As the coordinator for NAMI New Hampshire’s In Our Own Voice program, Karr-Francis speaks openly about her experience with mental illness and works with a panel of about 30 others who do the same.
The group gives presentations to civic organizations, police departments, school districts and anyone else who’s willing to listen around New Hampshire. The program also offers training for those interested in speaking out about their experiences.
“What I do, I don’t do it for myself, but for those who can’t speak,” she said. “Most of the people I work with, it’s their plight to help somebody else.”
Karr-Francis is also especially mindful of “safe messaging” when it comes to talking about suicide and mental illness. Even before Williams’s death, she’s been vigilant about reaching out to media outlets to ask them to avoid describing someone’s suicide in detail and to include resources for those seeking help.
The important thing, Karr-Francis and de Mello stressed, is to remember that mental illness affects people across all parts of the community. Williams’s death especially underscores that you can be successful and still have a serious mental illness, de Mello said.
“I hope what this has brought to light is that, No. 1, you can be very, very successful and still have a very serious mental illness,” she said. “And the opposite is true.”
And just look at what Williams was able to contribute to society, de Mello said – his mental illness did not prevent him from making a mark on the world, nor should others’ conditions.
Talking safely about suicide
Elsewhere, others are also learning how to recognize signs of suicide in someone they know and how to direct people to help.
Through a grant from the Substance Abuse and Mental Health Services Administration, NAMI New Hampshire is working with public health networks in the Lakes Region, Greater Concord and Greater Manchester to ramp up suicide prevention programs.
Traci Fowler, with the Lakes Region Partnership for Public Health, said the initiative has involved trainings for local businesses and schools to facilitate a “non-threatening” conversation about suicide. They’ve done workshops in Gilford and Laconia school districts, and there are plans to expand to others.

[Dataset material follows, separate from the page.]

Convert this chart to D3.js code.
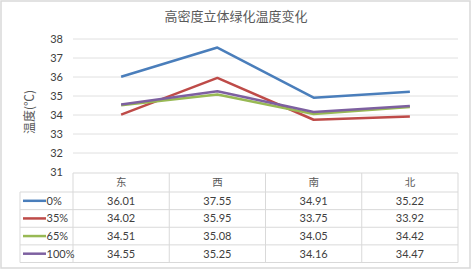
<!DOCTYPE html>
<html>
<head>
<meta charset="utf-8">
<script src="https://cdnjs.cloudflare.com/ajax/libs/d3/7.8.5/d3.min.js"></script>
<style>
  body { margin: 0; background: #fff; }
  svg { display: block; }
</style>
</head>
<body>
<div id="chart"></div>
<script>
// Data
const categories = ["东", "西", "南", "北"];
const seriesNames = ["0%", "35%", "65%", "100%"];
const seriesValues = [
  [36.01, 37.55, 34.91, 35.22],
  [34.02, 35.95, 33.75, 33.92],
  [34.51, 35.08, 34.05, 34.42],
  [34.55, 35.25, 34.16, 34.47]
];
const yTicks = [31, 32, 33, 34, 35, 36, 37, 38];
const colors = ["#4a7ebb", "#be4b48", "#98b954", "#7d60a0"];

const width = 471;
const height = 269;
const plotLeft = 73, plotRight = 458;
const plotTop = 39, plotBottom = 172;
const font = "Lato, 'Noto Sans CJK SC', sans-serif";

const svg = d3.select("#chart").append("svg")
  .attr("width", width)
  .attr("height", height);

// Outer frame
svg.append("rect")
  .attr("x", 1).attr("y", 1)
  .attr("width", width - 2).attr("height", height - 2)
  .attr("fill", "#fff")
  .attr("stroke", "#d9d9d9")
  .attr("stroke-width", 1.5);

// Title
svg.append("text")
  .attr("x", 236).attr("y", 21)
  .attr("text-anchor", "middle")
  .attr("font-family", "'Noto Sans CJK SC', sans-serif")
  .attr("font-size", 13)
  .attr("fill", "#595959")
  .text("高密度立体绿化温度变化");

// Scales
const x = d3.scaleBand()
  .domain(categories)
  .range([plotLeft, plotRight]);

const y = d3.scaleLinear()
  .domain([31, 38])
  .range([plotBottom, plotTop]);

// Grid lines
svg.append("g")
  .selectAll("line")
  .data(yTicks.filter(d => d > 31))
  .join("line")
    .attr("x1", plotLeft).attr("x2", plotRight)
    .attr("y1", d => y(d)).attr("y2", d => y(d))
    .attr("stroke", "#e0e0e0")
    .attr("stroke-width", 1);

// Y axis labels
const yAxis = d3.axisLeft(y)
  .tickValues(yTicks)
  .tickSize(0)
  .tickPadding(0)
  .tickFormat(d3.format("d"));

const yg = svg.append("g")
  .attr("transform", `translate(63,0)`)
  .call(yAxis);
yg.select(".domain").remove();
yg.selectAll("text")
  .attr("font-family", font)
  .attr("font-size", 11)
  .attr("fill", "#404040");

// Y axis title
svg.append("text")
  .attr("transform", "translate(30,112) rotate(-90)")
  .attr("text-anchor", "middle")
  .attr("dy", "0.35em")
  .attr("font-family", "'Noto Sans CJK SC', sans-serif")
  .attr("font-size", 12)
  .attr("fill", "#595959")
  .text("温度(℃)");

// Lines
const line = d3.line()
  .x((d, i) => x(categories[i]) + x.bandwidth() / 2)
  .y(d => y(d));

svg.append("g")
  .selectAll("path")
  .data(seriesValues)
  .join("path")
    .attr("d", line)
    .attr("fill", "none")
    .attr("stroke", (d, i) => colors[i])
    .attr("stroke-width", 2.5)
    .attr("stroke-linejoin", "round");

// Data table
const headerTop = 173, headerBottom = 192;
const tableBottom = 262.5;
const legendLeft = 20;
const rowY = d3.scaleBand()
  .domain(seriesNames)
  .range([headerBottom, tableBottom]);

const table = svg.append("g");
const gridColor = "#d9d9d9";

// horizontal lines
table.append("line")
  .attr("x1", plotLeft).attr("x2", plotRight)
  .attr("y1", headerTop).attr("y2", headerTop)
  .attr("stroke", gridColor);
table.selectAll(".hrow")
  .data(seriesNames)
  .join("line")
    .attr("class", "hrow")
    .attr("x1", legendLeft).attr("x2", plotRight)
    .attr("y1", d => rowY(d)).attr("y2", d => rowY(d))
    .attr("stroke", gridColor);
table.append("line")
  .attr("x1", legendLeft).attr("x2", plotRight)
  .attr("y1", tableBottom).attr("y2", tableBottom)
  .attr("stroke", gridColor);

// vertical lines
table.append("line")
  .attr("x1", legendLeft).attr("x2", legendLeft)
  .attr("y1", headerBottom).attr("y2", tableBottom)
  .attr("stroke", gridColor);
table.selectAll(".vcol")
  .data(categories)
  .join("line")
    .attr("class", "vcol")
    .attr("x1", d => x(d)).attr("x2", d => x(d))
    .attr("y1", headerTop).attr("y2", tableBottom)
    .attr("stroke", gridColor);
table.append("line")
  .attr("x1", plotRight).attr("x2", plotRight)
  .attr("y1", headerTop).attr("y2", tableBottom)
  .attr("stroke", gridColor);

// header labels
table.selectAll(".hdr")
  .data(categories)
  .join("text")
    .attr("class", "hdr")
    .attr("x", d => x(d) + x.bandwidth() / 2)
    .attr("y", (headerTop + headerBottom) / 2)
    .attr("dy", "0.35em")
    .attr("text-anchor", "middle")
    .attr("font-family", "'Noto Sans CJK SC', sans-serif")
    .attr("font-size", 10.5)
    .attr("fill", "#595959")
    .text(d => d);

// legend cells
const legendRows = table.selectAll(".leg")
  .data(seriesNames)
  .join("g")
    .attr("class", "leg")
    .attr("transform", d => `translate(0,${rowY(d) + rowY.bandwidth() / 2})`);
legendRows.append("line")
  .attr("x1", 23).attr("x2", 46)
  .attr("y1", 0).attr("y2", 0)
  .attr("stroke", (d, i) => colors[i])
  .attr("stroke-width", 2.5);
legendRows.append("text")
  .attr("x", 46.5)
  .attr("dy", "0.35em")
  .attr("font-family", font)
  .attr("font-size", 11)
  .attr("fill", "#404040")
  .text(d => d);

// value cells
seriesValues.forEach((vals, si) => {
  table.selectAll(".val" + si)
    .data(vals)
    .join("text")
      .attr("class", "val" + si)
      .attr("x", (d, i) => x(categories[i]) + x.bandwidth() / 2)
      .attr("y", rowY(seriesNames[si]) + rowY.bandwidth() / 2)
      .attr("dy", "0.35em")
      .attr("text-anchor", "middle")
      .attr("font-family", font)
      .attr("font-size", 11)
      .attr("fill", "#404040")
      .text(d => d3.format(".2f")(d));
});
</script>
</body>
</html>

Child and Family Services of New Hampshire also treats people “across the lifespan,” Opie Williams said, and can help to connect people with local community mental health centers. It also places special focus on addressing mental health or substance abuse issues in kids and teenagers, she said, with the hope that detecting such issues early on might prevent someone from having more severe problems later in life.

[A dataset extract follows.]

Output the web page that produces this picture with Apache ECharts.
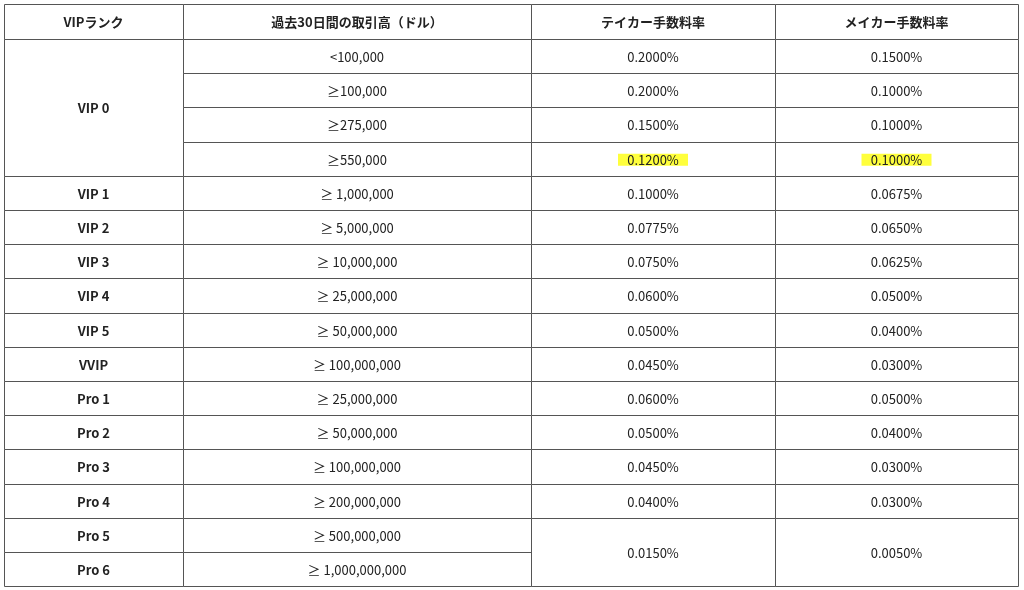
<!DOCTYPE html>
<html><head><meta charset="utf-8">
<script src="https://cdn.jsdelivr.net/npm/echarts@6/dist/echarts.min.js"></script>
<style>html,body{margin:0;padding:0;background:#fff}#c{width:1024px;height:590px}</style>
</head><body><div id="c"></div>
<script>
const headers = ["VIPランク", "過去30日間の取引高（ドル）", "テイカー手数料率", "メイカー手数料率"];
const ranks = ["VIP 0", null, null, null, "VIP 1", "VIP 2", "VIP 3", "VIP 4", "VIP 5", "VVIP", "Pro 1", "Pro 2", "Pro 3", "Pro 4", "Pro 5", "Pro 6"];
const volumes = ["<100,000", "≥100,000", "≥275,000", "≥550,000", "≥ 1,000,000", "≥ 5,000,000", "≥ 10,000,000", "≥ 25,000,000", "≥ 50,000,000", "≥ 100,000,000", "≥ 25,000,000", "≥ 50,000,000", "≥ 100,000,000", "≥ 200,000,000", "≥ 500,000,000", "≥ 1,000,000,000"];
const taker = ["0.2000%", "0.2000%", "0.1500%", "0.1200%", "0.1000%", "0.0775%", "0.0750%", "0.0600%", "0.0500%", "0.0450%", "0.0600%", "0.0500%", "0.0450%", "0.0400%", "0.0150%", null];
const maker = ["0.1500%", "0.1000%", "0.1000%", "0.1000%", "0.0675%", "0.0650%", "0.0625%", "0.0500%", "0.0400%", "0.0300%", "0.0500%", "0.0400%", "0.0300%", "0.0300%", "0.0050%", null];
const highlighted = ["0.1200%@3", "0.1000%@3"];

// layout
const colEdges = [4, 183, 531, 775, 1018];
const top0 = 4, headH = 35, rowH = 34.2;
function rowY(r) { return r === 0 ? top0 : top0 + headH + (r - 1) * rowH; }

const cells = [];
headers.forEach((h, i) => cells.push({c: i, r0: 0, r1: 1, text: h, bold: true}));
function span(arr, i) { let n = 1; while (i + n < arr.length && arr[i + n] === null) n++; return n; }
[ranks, volumes, taker, maker].forEach((arr, col) => {
  arr.forEach((v, i) => {
    if (v === null) return;
    const n = span(arr, i);
    cells.push({c: col, r0: i + 1, r1: i + 1 + n, text: v, bold: col === 0,
      hl: (col >= 2 && i === 3)});
  });
});

const chart = echarts.init(document.getElementById('c'));
chart.setOption({
  animation: false,
  grid: {left: 0, right: 0, top: 0, bottom: 0},
  xAxis: {type: 'value', min: 0, max: 1024, show: false},
  yAxis: {type: 'value', min: 0, max: 590, inverse: true, show: false},
  series: [{
    type: 'custom',
    data: cells.map(c => [c.c, c.r0, c.r1]),
    renderItem: function (params, api) {
      const cell = cells[params.dataIndex];
      const p0 = api.coord([colEdges[cell.c], rowY(cell.r0)]);
      const p1 = api.coord([colEdges[cell.c + 1], rowY(cell.r1)]);
      const cx = (p0[0] + p1[0]) / 2, cy = (p0[1] + p1[1]) / 2;
      const children = [{
        type: 'rect',
        shape: {x: p0[0] + 0.5, y: Math.round(p0[1]) + 0.5, width: p1[0] - p0[0], height: Math.round(p1[1]) - Math.round(p0[1])},
        style: {fill: '#fff', stroke: '#555', lineWidth: 1}
      }];
      if (cell.hl) {
        children.push({type: 'rect', shape: {x: cx - 35, y: cy - 5, width: 70, height: 12},
          style: {fill: '#ffff3c'}});
      }
      children.push({
        type: 'text', x: cx, y: cy + 1,
        style: {text: cell.text, align: 'center', verticalAlign: 'middle',
          font: (cell.bold ? 'bold ' : '') + '13px "Noto Sans CJK JP", "Noto Sans", sans-serif',
          fill: '#222'}
      });
      return {type: 'group', children: children};
    }
  }]
});
</script></body></html>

NAMI New Hampshire also offers support for those who have lost loved ones to suicide, and de Mello encouraged people not to overlook the need to support these people as well as those who have considered suicide.
Above all, said Opie Williams and all of the others, people should approach conversations about suicide and mental illness with the understanding that these conditions do not have to be insurmountable. Sometimes it’s not possible to make all of the problems go away at once, but professionals and loved ones can show someone who’s suffering that incremental progress is possible.

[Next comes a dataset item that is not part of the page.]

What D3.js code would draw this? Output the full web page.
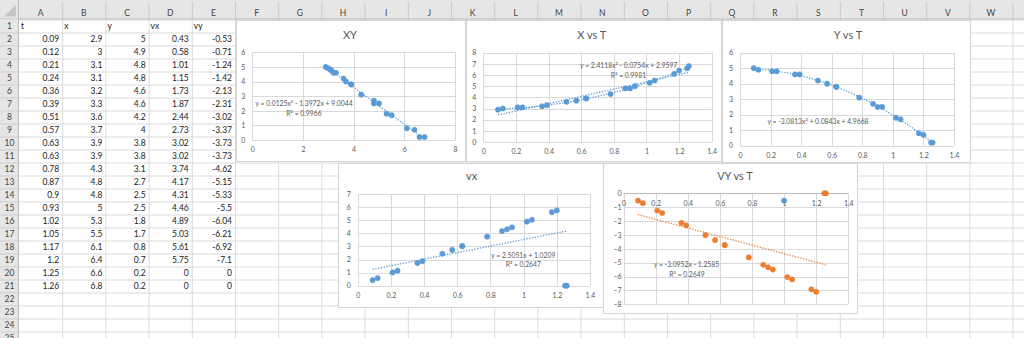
<!DOCTYPE html>
<html>
<head>
<meta charset="utf-8">
<script src="https://cdn.jsdelivr.net/npm/d3@7"></script>
<style>
  html, body { margin: 0; padding: 0; background: #fff; overflow: hidden; }
  svg { display: block; font-family: Lato, "Open Sans", "Noto Sans", sans-serif; }
</style>
</head>
<body>
<svg id="sheet" width="1024" height="338"></svg>
<script>
// ---- worksheet data (columns A..E) ----
const headers = ["t", "x", "y", "vx", "vy"];
const t  = [0.09, 0.12, 0.21, 0.24, 0.36, 0.39, 0.51, 0.57, 0.63, 0.63, 0.78, 0.87, 0.9, 0.93, 1.02, 1.05, 1.17, 1.2, 1.25, 1.26];
const xPos = [2.9, 3, 3.1, 3.1, 3.2, 3.3, 3.6, 3.7, 3.9, 3.9, 4.3, 4.8, 4.8, 5, 5.3, 5.5, 6.1, 6.4, 6.6, 6.8];
const yPos = [5, 4.9, 4.8, 4.8, 4.6, 4.6, 4.2, 4, 3.8, 3.8, 3.1, 2.7, 2.5, 2.5, 1.8, 1.7, 0.8, 0.7, 0.2, 0.2];
const vx = [0.43, 0.58, 1.01, 1.15, 1.73, 1.87, 2.44, 2.73, 3.02, 3.02, 3.74, 4.17, 4.31, 4.46, 4.89, 5.03, 5.61, 5.75, 0, 0];
const vy = [-0.53, -0.71, -1.24, -1.42, -2.13, -2.31, -3.02, -3.37, -3.73, -3.73, -4.62, -5.15, -5.33, -5.5, -6.04, -6.21, -6.92, -7.1, 0, 0];

// single-point first series in the "VY vs T" chart
const vySeries1X = [1];
const vySeries1Y = [-0.53];

const columnLetters = ["A","B","C","D","E","F","G","H","I","J","K","L","M","N","O","P","Q","R","S","T","U","V","W"];
const columnCount = 24;   // one more column partly visible at the right edge
const rowCount = 25;

// tick values
const ticksX8  = [0, 2, 4, 6, 8];
const ticksT   = [0, 0.2, 0.4, 0.6, 0.8, 1, 1.2, 1.4];
const ticks0to6 = [0, 1, 2, 3, 4, 5, 6];
const ticks0to7 = [0, 1, 2, 3, 4, 5, 6, 7];
const ticks0to8 = [0, 1, 2, 3, 4, 5, 6, 7, 8];
const ticksNeg8 = [0, -1, -2, -3, -4, -5, -6, -7, -8];

// trendline coefficients (highest power first)
const fitXY   = [0.0125, -1.3972, 9.0044];
const fitXT   = [2.4118, -0.0754, 2.9597];
const lineXT  = [3.26, 2.13];            // linear trendline without a label
const fitYT   = [-3.0813, 0.0843, 4.9668];
const fitVX   = [2.5051, 1.0209];
const fitVY   = [-3.0952, -1.2585];

const blue = "#5b9bd5", orange = "#ed7d31";
const gridColor = "#d9d9d9", textGray = "#595959";

const svg = d3.select("#sheet");

// ---- worksheet grid ----
const colW = 43.2, colX0 = 19, headerH = 19.5, rowH = 13;
const colLeft = i => colX0 + i * colW;
const rowTop = r => headerH + (r - 1) * rowH;   // r is 1-based

const grid = svg.append("g");
for (let r = 1; r <= rowCount + 1; r++) {
  grid.append("line").attr("x1", colX0).attr("x2", 1024)
    .attr("y1", rowTop(r) + 0.5).attr("y2", rowTop(r) + 0.5)
    .attr("stroke", "#dadada");
}
d3.range(1, columnCount + 1).forEach(i => {
  grid.append("line").attr("x1", colLeft(i) + 0.5).attr("x2", colLeft(i) + 0.5)
    .attr("y1", headerH).attr("y2", 338).attr("stroke", "#dadada");
});

// column header band
svg.append("rect").attr("x", 0).attr("y", 0).attr("width", 1024).attr("height", headerH).attr("fill", "#e6e6e6");
svg.append("line").attr("x1", 0).attr("x2", 1024).attr("y1", headerH - 0.5).attr("y2", headerH - 0.5).attr("stroke", "#bdbdbd");
d3.range(1, columnCount + 1).forEach(i => {
  svg.append("line").attr("x1", colLeft(i) + 0.5).attr("x2", colLeft(i) + 0.5)
    .attr("y1", 2).attr("y2", headerH).attr("stroke", "#c9c9c9");
});
columnLetters.forEach((c, i) => {
  svg.append("text").attr("x", colLeft(i) + colW / 2).attr("y", 15.5)
    .attr("text-anchor", "middle").attr("font-size", 8.5).attr("fill", "#444").text(c);
});

// row header band
svg.append("rect").attr("x", 0).attr("y", headerH).attr("width", colX0).attr("height", 338 - headerH).attr("fill", "#e6e6e6");
svg.append("line").attr("x1", colX0 - 0.5).attr("x2", colX0 - 0.5).attr("y1", 0).attr("y2", 338).attr("stroke", "#bdbdbd");
for (let r = 1; r <= rowCount; r++) {
  svg.append("line").attr("x1", 0).attr("x2", colX0).attr("y1", rowTop(r + 1) + 0.5).attr("y2", rowTop(r + 1) + 0.5).attr("stroke", "#cfcfcf");
  svg.append("text").attr("x", 9.5).attr("y", rowTop(r) + 9.8)
    .attr("text-anchor", "middle").attr("font-size", 8.5).attr("fill", "#444").text(r);
}
// select-all corner triangle
svg.append("path").attr("d", `M${colX0 - 3},5 L${colX0 - 3},${headerH - 3} L${colX0 - 15},${headerH - 3} Z`).attr("fill", "#c4c4c4");

// cell contents
const cells = svg.append("g").attr("font-size", 8.5).attr("fill", "#222");
headers.forEach((h, i) => {
  cells.append("text").attr("x", colLeft(i) + 2).attr("y", rowTop(1) + 9.8).text(h);
});
[t, xPos, yPos, vx, vy].forEach((col, ci) => {
  col.forEach((v, ri) => {
    cells.append("text").attr("x", colLeft(ci + 1) - 3).attr("y", rowTop(ri + 2) + 9.8)
      .attr("text-anchor", "end").text(String(v));
  });
});

// ---- chart helper ----
const poly = c => v => c.reduce((acc, k) => acc * v + k, 0);
const fmtT = d => String(+d.toFixed(1));

function drawChart(cfg) {
  const g = svg.append("g");
  const [bx, by, bw, bh] = cfg.box;
  g.append("rect").attr("x", bx + 0.5).attr("y", by + 0.5).attr("width", bw).attr("height", bh)
    .attr("fill", "#fff").attr("stroke", "#d4d4d4");

  const p = cfg.plot;
  const xs = d3.scaleLinear().domain(cfg.xDomain).range([p.left, p.right]);
  const ys = d3.scaleLinear().domain(cfg.yDomain).range([p.bottom, p.top]);

  // gridlines
  g.append("g").selectAll("line").data(cfg.yTicks).join("line")
    .attr("x1", p.left).attr("x2", p.right)
    .attr("y1", d => Math.round(ys(d)) + 0.5).attr("y2", d => Math.round(ys(d)) + 0.5)
    .attr("stroke", gridColor);
  g.append("g").selectAll("line").data(cfg.xTicks).join("line")
    .attr("y1", p.top).attr("y2", p.bottom)
    .attr("x1", d => Math.round(xs(d)) + 0.5).attr("x2", d => Math.round(xs(d)) + 0.5)
    .attr("stroke", gridColor);

  // axis labels
  const xAxisY = cfg.xAxisAt !== undefined ? ys(cfg.xAxisAt) : p.bottom;
  if (cfg.xAxisAt !== undefined) {
    g.append("line").attr("x1", p.left).attr("x2", p.right)
      .attr("y1", Math.round(xAxisY) + 0.5).attr("y2", Math.round(xAxisY) + 0.5)
      .attr("stroke", "#bfbfbf");
  }
  const ax = g.append("g").attr("transform", `translate(0,${xAxisY})`)
    .call(d3.axisBottom(xs).tickValues(cfg.xTicks).tickSize(0).tickPadding(7.5).tickFormat(cfg.xFormat || fmtT));
  const ay = g.append("g").attr("transform", `translate(${p.left},0)`)
    .call(d3.axisLeft(ys).tickValues(cfg.yTicks).tickSize(0).tickPadding(cfg.yPad !== undefined ? cfg.yPad : 7).tickFormat(d3.format("d")));
  [ax, ay].forEach(a => {
    a.select(".domain").remove();
    a.selectAll("text").attr("font-size", 7).attr("fill", textGray).attr("font-family", "Lato, 'Open Sans', sans-serif");
  });

  // title
  g.append("text").attr("x", cfg.title.x).attr("y", cfg.title.y)
    .attr("text-anchor", "middle").attr("font-size", 11).attr("fill", textGray).text(cfg.title.text);

  // trendlines
  (cfg.trends || []).forEach(tr => {
    const f = poly(tr.coef);
    const xsSamp = d3.range(0, 61).map(i => tr.from + (tr.to - tr.from) * i / 60);
    g.append("path")
      .attr("d", d3.line().x(v => xs(v)).y(v => ys(f(v)))(xsSamp))
      .attr("fill", "none").attr("stroke", tr.color).attr("stroke-width", 1.3)
      .attr("stroke-dasharray", "1.3 1.5");
  });

  // points
  cfg.series.forEach(s => {
    g.append("g").selectAll("circle").data(s.x.map((v, i) => [v, s.y[i]])).join("circle")
      .attr("cx", d => xs(d[0])).attr("cy", d => ys(d[1])).attr("r", 2.6)
      .attr("fill", s.color).attr("stroke", s.color).attr("stroke-width", 0.6);
  });

  // trendline labels
  (cfg.labels || []).forEach(l => {
    g.append("text").attr("x", l.x).attr("y", l.y).attr("text-anchor", "middle")
      .attr("font-size", 6.8).attr("fill", textGray).text(l.text);
  });
}

// XY
drawChart({
  box: [236, 20, 229, 141],
  plot: { left: 252.3, right: 455, top: 52.3, bottom: 140 },
  xDomain: [0, 8], yDomain: [0, 6], xTicks: ticksX8, yTicks: ticks0to6,
  xFormat: d3.format("d"),
  title: { text: "XY", x: 350, y: 39 },
  series: [{ x: xPos, y: yPos, color: blue }],
  trends: [{ coef: fitXY, from: d3.min(xPos), to: d3.max(xPos), color: blue }],
  labels: [
    { text: "y = 0.0125x² - 1.3972x + 9.0044", x: 304, y: 105.8 },
    { text: "R² = 0.9966", x: 304, y: 115.8 }
  ]
});

// X vs T
drawChart({
  box: [466, 20, 255, 141],
  plot: { left: 483.3, right: 711.7, top: 52.7, bottom: 142 },
  xDomain: [0, 1.4], yDomain: [0, 8], xTicks: ticksT, yTicks: ticks0to8,
  title: { text: "X vs T", x: 591.7, y: 39 },
  series: [{ x: t, y: xPos, color: blue }],
  trends: [
    { coef: fitXT, from: d3.min(t), to: d3.max(t), color: blue },
    { coef: lineXT, from: d3.min(t), to: d3.max(t), color: blue }
  ],
  labels: [
    { text: "y = 2.4118x² - 0.0754x + 2.9597", x: 628.7, y: 67.5 },
    { text: "R² = 0.9981", x: 628.5, y: 77.5 }
  ]
});

// Y vs T
drawChart({
  box: [722, 20, 248, 142],
  plot: { left: 740, right: 954, top: 52.7, bottom: 145.7 },
  xDomain: [0, 1.4], yDomain: [0, 6], xTicks: ticksT, yTicks: ticks0to6,
  title: { text: "Y vs T", x: 848, y: 39 },
  series: [{ x: t, y: yPos, color: blue }],
  trends: [{ coef: fitYT, from: d3.min(t), to: d3.max(t), color: blue }],
  labels: [
    { text: "y = -3.0813x² + 0.0843x + 4.9668", x: 818, y: 124.2 }
  ]
});

// vx
drawChart({
  box: [338, 163, 265, 144],
  plot: { left: 357.7, right: 590, top: 194, bottom: 285.7 },
  xDomain: [0, 1.4], yDomain: [0, 7], xTicks: ticksT, yTicks: ticks0to7,
  title: { text: "vx", x: 471.7, y: 180 },
  series: [{ x: t, y: vx, color: blue }],
  trends: [{ coef: fitVX, from: d3.min(t), to: d3.max(t), color: blue }],
  labels: [
    { text: "y = 2.5051x + 1.0209", x: 523.3, y: 257.5 },
    { text: "R² = 0.2647", x: 523.3, y: 266.8 }
  ]
});

// VY vs T
drawChart({
  box: [603, 163, 254, 150],
  plot: { left: 623.6, right: 848.3, top: 193.3, bottom: 304.3 },
  xDomain: [0, 1.4], yDomain: [-8, 0], xTicks: ticksT, yTicks: ticksNeg8,
  xAxisAt: 0, yPad: 2,
  title: { text: "VY vs T", x: 735, y: 179.5 },
  series: [
    { x: vySeries1X, y: vySeries1Y, color: blue },
    { x: t, y: vy, color: orange }
  ],
  trends: [{ coef: fitVY, from: d3.min(t), to: d3.max(t), color: orange }],
  labels: [
    { text: "y = -3.0952x - 1.2585", x: 686.5, y: 266.8 },
    { text: "R² = 0.2649", x: 687, y: 276.5 }
  ]
});
</script>
</body>
</html>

“If you’re alive,” Opie Williams said, “there’s hope.”
For more information on the warning signs of suicide and how to help, there are several places to turn. The National Suicide Prevention Lifeline (1-800-273-8255) is available for those who are considering suicide and those who are worried about someone else. The Suicide Prevention Resource Center (sprc.org), The Connect Program (theconnectprogram.org) and the American Foundation for Suicide Prevention (afsp.org) also provide ample resources for discussing suicide and seeking treatment.